- WHAT YOU WILL DO -
Check every line of the entries below for the word "with", and copy the ones that have it.

** begin **

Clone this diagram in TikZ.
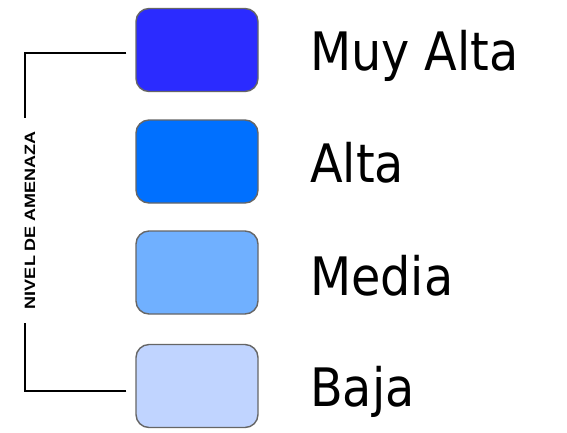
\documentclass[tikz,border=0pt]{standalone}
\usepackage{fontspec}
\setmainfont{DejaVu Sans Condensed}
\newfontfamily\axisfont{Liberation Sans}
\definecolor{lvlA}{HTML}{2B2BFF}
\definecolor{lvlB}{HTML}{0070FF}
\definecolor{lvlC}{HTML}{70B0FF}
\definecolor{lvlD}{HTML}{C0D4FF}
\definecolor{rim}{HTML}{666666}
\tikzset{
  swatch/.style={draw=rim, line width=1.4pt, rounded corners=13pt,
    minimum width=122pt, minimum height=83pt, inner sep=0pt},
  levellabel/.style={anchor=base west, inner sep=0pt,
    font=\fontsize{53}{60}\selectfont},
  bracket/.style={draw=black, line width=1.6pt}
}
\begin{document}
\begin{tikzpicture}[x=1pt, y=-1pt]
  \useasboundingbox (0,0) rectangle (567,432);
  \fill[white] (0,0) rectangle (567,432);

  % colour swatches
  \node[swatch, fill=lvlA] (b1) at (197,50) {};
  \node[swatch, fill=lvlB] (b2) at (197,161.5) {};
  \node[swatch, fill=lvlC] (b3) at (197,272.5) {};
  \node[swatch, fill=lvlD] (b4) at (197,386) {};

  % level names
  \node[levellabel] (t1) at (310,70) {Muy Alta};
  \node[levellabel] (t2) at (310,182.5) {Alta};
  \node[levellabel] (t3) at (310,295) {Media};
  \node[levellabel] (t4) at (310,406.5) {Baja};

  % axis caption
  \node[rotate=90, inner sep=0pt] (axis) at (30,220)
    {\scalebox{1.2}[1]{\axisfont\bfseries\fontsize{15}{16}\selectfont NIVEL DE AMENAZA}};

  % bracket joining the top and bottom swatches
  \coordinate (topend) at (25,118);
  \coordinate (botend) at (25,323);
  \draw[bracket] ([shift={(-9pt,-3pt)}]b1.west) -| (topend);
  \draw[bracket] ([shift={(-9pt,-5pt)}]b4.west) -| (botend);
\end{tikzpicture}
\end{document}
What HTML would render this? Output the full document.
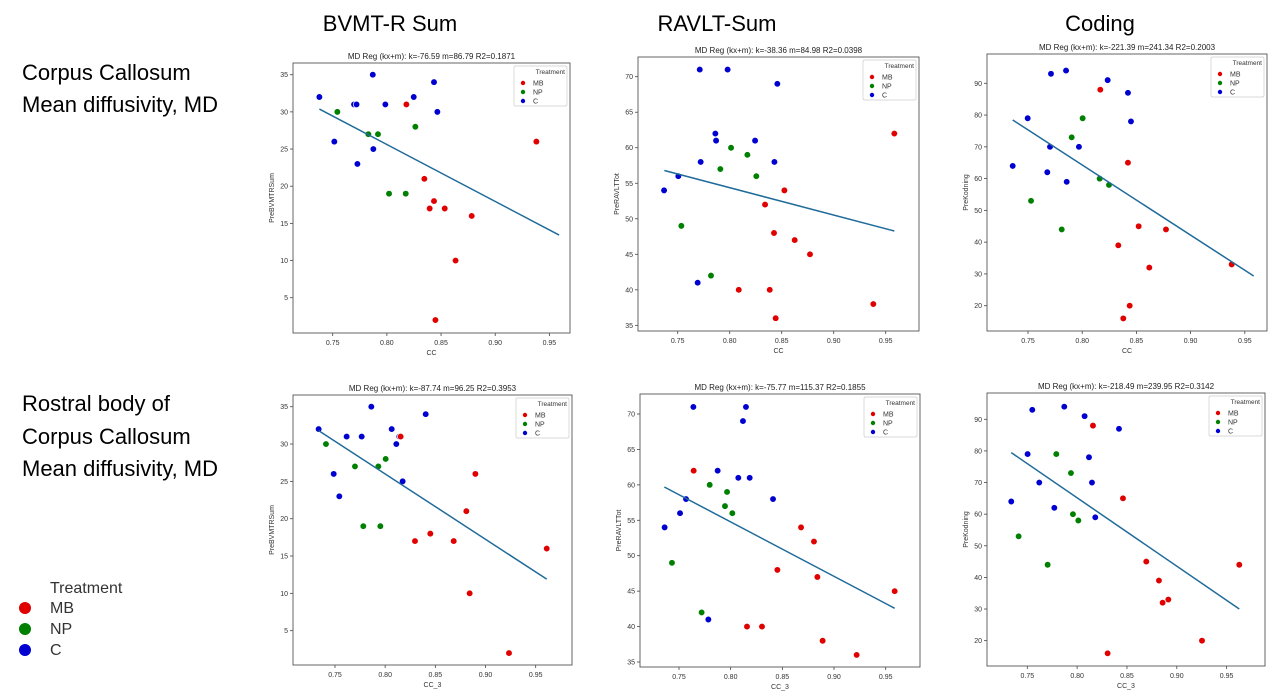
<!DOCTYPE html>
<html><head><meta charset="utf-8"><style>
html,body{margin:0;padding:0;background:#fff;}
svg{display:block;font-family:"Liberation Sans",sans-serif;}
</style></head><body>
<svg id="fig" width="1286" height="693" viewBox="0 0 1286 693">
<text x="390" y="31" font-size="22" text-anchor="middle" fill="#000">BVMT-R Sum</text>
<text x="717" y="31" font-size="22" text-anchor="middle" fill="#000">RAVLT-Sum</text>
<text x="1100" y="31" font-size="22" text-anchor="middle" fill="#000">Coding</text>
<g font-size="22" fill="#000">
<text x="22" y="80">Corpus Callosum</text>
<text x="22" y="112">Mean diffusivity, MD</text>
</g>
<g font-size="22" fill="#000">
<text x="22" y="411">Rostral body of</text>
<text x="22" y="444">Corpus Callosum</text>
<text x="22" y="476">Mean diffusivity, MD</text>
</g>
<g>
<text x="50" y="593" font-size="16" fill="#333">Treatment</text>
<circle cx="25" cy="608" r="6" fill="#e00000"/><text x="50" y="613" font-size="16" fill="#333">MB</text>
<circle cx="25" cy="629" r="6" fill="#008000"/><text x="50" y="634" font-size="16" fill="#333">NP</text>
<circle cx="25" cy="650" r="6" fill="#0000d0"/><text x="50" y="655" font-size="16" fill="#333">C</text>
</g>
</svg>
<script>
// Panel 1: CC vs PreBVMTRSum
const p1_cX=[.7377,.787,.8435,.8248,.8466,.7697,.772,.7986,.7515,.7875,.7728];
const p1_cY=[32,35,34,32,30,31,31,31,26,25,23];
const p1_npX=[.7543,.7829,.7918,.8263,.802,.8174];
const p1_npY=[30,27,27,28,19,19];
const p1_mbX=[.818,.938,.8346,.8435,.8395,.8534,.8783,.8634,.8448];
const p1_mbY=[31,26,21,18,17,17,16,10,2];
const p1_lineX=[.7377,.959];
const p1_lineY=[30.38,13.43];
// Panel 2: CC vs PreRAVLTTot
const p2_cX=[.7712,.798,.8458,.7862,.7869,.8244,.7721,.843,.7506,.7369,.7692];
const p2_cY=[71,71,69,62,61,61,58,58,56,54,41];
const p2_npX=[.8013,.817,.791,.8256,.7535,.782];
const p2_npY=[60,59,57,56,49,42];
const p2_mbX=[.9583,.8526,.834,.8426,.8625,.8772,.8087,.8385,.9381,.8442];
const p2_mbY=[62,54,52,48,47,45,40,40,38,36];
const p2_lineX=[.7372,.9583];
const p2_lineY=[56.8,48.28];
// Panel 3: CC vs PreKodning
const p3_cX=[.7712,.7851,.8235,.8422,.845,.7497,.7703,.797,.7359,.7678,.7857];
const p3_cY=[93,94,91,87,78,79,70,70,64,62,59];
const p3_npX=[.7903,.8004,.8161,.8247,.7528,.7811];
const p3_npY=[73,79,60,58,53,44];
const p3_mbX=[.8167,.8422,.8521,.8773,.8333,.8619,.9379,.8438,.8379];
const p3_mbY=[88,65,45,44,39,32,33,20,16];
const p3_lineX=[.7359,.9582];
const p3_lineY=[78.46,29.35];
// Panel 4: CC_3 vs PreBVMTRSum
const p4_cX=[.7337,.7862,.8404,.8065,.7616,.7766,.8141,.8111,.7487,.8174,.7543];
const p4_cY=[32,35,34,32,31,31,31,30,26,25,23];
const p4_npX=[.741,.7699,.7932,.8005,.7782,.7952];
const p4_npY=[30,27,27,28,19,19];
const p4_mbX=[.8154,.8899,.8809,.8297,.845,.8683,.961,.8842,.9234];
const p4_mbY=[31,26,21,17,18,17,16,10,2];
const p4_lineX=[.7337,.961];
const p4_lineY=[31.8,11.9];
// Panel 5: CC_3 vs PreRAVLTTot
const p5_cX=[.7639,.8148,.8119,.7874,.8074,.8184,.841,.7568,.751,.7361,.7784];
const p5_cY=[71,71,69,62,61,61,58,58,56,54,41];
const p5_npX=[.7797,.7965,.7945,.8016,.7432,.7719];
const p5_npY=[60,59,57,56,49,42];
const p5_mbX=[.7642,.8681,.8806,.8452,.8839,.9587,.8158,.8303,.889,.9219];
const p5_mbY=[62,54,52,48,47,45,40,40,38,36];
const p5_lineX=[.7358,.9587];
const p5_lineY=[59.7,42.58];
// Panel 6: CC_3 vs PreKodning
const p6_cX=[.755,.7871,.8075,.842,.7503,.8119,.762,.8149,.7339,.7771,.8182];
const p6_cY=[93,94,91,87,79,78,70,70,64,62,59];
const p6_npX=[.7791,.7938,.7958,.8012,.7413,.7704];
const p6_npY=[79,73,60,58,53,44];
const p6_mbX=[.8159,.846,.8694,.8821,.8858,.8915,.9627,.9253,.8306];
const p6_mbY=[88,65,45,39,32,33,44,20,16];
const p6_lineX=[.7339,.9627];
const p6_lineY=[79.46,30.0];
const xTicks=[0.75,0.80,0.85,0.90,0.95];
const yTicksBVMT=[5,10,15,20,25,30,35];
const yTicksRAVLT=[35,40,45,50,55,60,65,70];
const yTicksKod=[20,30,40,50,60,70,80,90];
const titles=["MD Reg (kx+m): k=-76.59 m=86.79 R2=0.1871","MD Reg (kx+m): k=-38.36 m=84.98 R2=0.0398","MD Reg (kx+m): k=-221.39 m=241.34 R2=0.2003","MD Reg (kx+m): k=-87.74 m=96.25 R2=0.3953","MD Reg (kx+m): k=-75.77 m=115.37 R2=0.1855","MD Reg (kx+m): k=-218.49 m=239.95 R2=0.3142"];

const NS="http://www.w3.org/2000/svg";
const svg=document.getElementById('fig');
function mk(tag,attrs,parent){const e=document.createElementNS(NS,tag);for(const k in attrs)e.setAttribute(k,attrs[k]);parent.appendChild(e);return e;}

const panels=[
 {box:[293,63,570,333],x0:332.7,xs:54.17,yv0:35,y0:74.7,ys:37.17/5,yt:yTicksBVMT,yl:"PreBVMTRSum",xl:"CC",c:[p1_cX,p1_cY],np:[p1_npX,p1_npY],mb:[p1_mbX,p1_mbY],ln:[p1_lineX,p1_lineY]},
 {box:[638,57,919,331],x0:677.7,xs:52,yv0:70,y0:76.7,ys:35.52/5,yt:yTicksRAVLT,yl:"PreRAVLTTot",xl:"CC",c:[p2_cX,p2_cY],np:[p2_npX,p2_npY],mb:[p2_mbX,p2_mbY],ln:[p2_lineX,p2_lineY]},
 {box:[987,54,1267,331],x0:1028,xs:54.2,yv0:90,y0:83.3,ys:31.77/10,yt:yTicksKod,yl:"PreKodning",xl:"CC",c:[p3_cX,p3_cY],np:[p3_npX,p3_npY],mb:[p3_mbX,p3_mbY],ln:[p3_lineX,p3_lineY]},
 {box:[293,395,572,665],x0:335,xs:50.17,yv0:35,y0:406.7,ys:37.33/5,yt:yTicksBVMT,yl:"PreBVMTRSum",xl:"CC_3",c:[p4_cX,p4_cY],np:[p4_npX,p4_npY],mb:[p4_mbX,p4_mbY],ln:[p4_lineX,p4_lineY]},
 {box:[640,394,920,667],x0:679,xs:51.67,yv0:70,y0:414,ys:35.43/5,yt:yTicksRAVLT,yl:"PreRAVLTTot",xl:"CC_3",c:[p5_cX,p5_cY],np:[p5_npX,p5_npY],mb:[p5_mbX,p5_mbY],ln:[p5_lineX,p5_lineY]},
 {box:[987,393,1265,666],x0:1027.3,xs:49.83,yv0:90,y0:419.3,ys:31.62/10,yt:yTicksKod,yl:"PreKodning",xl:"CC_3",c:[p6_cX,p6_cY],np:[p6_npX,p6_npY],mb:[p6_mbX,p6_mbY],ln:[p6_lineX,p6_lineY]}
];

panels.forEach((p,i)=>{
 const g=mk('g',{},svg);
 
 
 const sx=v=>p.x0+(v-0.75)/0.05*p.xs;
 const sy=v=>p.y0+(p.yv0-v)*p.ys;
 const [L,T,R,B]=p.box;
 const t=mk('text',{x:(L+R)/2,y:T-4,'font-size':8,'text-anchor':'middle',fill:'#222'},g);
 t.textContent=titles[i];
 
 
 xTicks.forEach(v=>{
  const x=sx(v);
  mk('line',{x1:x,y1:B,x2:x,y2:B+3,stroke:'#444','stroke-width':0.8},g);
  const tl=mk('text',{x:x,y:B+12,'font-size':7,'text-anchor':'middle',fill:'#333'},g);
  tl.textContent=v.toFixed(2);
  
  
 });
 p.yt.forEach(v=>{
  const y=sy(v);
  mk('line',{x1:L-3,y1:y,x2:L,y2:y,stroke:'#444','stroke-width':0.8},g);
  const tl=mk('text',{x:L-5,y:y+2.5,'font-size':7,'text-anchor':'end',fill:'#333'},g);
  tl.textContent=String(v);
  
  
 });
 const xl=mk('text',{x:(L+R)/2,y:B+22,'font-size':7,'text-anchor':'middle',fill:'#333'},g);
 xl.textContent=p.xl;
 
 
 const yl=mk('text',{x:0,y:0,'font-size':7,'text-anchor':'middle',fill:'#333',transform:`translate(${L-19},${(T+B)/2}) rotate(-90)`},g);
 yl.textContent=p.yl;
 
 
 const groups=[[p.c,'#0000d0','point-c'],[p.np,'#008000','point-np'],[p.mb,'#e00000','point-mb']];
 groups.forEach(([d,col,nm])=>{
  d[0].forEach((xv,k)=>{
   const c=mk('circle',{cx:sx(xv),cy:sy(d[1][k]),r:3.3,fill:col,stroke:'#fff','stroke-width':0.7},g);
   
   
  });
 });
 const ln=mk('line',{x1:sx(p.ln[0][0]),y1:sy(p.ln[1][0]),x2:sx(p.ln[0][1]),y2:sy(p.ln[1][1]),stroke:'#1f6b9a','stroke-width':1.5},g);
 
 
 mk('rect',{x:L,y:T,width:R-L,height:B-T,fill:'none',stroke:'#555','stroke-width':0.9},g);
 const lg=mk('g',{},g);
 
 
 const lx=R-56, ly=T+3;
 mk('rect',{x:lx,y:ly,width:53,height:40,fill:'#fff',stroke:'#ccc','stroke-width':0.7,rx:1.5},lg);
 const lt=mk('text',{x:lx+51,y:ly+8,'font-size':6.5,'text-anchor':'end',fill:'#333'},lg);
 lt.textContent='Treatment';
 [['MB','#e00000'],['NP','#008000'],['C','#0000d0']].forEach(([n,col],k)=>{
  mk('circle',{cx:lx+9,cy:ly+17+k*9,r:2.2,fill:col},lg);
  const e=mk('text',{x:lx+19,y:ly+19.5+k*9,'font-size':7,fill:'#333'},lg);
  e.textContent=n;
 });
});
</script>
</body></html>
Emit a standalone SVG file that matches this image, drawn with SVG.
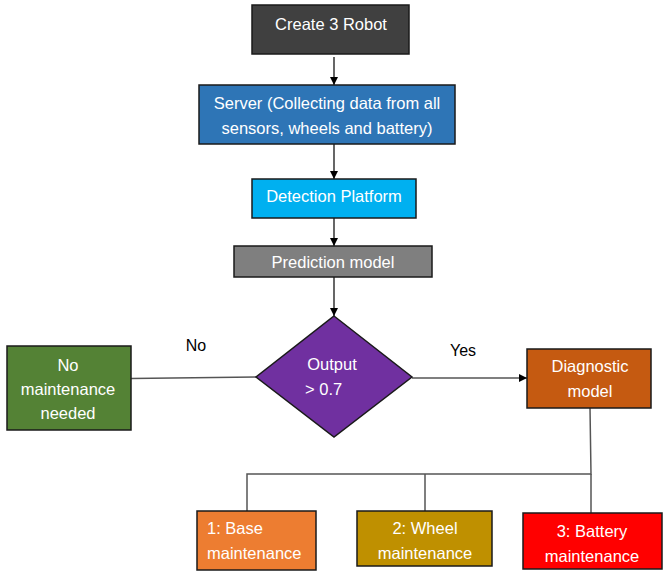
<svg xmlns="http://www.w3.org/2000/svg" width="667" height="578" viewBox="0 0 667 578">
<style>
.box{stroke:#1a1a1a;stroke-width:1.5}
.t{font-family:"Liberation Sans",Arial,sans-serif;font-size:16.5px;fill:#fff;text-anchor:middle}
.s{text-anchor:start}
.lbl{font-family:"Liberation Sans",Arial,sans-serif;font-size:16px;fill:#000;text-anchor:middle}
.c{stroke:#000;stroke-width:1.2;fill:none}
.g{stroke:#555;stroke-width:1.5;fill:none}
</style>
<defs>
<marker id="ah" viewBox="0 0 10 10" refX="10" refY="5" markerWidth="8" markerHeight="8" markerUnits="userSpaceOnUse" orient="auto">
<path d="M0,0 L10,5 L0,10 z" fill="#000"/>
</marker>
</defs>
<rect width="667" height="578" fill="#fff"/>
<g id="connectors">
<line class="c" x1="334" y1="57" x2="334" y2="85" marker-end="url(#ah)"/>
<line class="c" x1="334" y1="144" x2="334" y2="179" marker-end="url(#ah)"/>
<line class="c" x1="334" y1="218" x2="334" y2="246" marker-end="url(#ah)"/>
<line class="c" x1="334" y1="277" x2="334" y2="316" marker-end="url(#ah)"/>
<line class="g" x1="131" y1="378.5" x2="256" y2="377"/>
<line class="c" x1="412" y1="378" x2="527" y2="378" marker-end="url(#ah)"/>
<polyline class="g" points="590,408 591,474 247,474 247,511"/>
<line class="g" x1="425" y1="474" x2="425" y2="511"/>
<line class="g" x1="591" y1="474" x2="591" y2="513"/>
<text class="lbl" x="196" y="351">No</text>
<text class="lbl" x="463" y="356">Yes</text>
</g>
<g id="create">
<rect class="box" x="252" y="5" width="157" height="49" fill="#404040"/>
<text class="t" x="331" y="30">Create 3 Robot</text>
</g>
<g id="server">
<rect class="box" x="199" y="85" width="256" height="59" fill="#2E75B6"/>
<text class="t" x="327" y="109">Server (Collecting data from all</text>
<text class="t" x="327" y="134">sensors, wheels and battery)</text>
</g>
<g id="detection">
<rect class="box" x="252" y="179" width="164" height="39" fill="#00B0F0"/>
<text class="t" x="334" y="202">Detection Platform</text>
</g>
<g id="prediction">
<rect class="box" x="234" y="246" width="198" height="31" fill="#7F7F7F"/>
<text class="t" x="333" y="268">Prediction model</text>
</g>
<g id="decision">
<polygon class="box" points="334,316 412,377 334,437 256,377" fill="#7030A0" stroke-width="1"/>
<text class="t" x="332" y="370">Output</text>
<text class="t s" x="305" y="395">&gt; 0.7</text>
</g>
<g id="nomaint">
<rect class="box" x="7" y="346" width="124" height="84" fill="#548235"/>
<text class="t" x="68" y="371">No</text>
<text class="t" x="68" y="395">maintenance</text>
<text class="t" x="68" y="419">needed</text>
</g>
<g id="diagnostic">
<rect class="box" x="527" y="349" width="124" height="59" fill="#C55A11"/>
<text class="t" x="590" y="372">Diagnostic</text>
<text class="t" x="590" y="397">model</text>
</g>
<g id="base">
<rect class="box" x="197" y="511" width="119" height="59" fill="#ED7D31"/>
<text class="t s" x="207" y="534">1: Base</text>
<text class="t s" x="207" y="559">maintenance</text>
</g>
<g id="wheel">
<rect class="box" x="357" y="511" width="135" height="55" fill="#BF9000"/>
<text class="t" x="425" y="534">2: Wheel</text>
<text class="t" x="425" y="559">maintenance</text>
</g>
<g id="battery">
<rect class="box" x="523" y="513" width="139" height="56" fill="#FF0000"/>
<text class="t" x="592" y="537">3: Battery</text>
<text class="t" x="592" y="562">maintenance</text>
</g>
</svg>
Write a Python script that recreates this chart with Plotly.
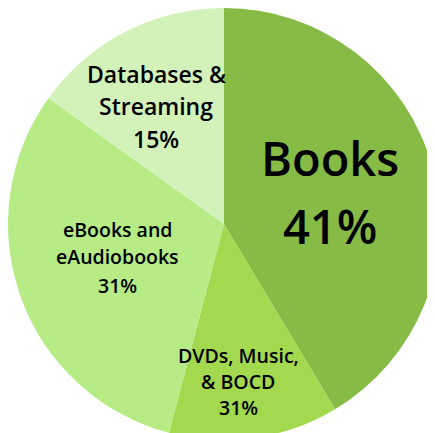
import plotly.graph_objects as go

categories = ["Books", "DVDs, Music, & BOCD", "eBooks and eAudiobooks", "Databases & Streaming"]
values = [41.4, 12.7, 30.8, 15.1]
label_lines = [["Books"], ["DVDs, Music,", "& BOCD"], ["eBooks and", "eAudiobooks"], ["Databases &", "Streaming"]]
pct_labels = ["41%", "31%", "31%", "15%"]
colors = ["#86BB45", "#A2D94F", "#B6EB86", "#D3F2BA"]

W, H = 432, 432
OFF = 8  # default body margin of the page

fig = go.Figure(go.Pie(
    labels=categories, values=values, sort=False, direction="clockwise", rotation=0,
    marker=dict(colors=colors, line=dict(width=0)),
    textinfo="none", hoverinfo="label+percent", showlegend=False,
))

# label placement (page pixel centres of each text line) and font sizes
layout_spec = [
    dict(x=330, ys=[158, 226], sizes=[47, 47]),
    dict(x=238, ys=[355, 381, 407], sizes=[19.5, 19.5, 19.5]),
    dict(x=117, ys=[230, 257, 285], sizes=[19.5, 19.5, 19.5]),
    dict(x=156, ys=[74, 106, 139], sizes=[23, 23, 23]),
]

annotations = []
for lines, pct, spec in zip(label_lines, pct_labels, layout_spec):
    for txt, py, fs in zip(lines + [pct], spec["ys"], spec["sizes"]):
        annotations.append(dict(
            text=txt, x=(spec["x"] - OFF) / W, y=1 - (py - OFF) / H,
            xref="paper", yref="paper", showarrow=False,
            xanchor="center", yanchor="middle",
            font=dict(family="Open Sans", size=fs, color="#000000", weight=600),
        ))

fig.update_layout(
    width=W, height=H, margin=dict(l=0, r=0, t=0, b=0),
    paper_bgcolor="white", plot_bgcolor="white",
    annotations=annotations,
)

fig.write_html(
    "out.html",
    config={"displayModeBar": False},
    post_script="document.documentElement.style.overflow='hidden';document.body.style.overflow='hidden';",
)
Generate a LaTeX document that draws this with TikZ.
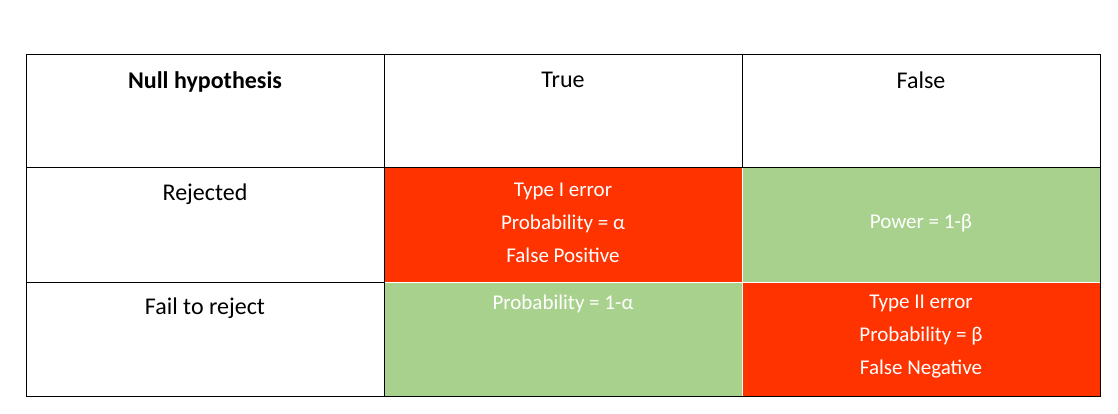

** end **

- THE RESULT -
Emit a standalone SVG file that matches this image, drawn with SVG.
Write a Python script that recreates this chart with Plotly.
Generate a LaTeX document that draws this with TikZ.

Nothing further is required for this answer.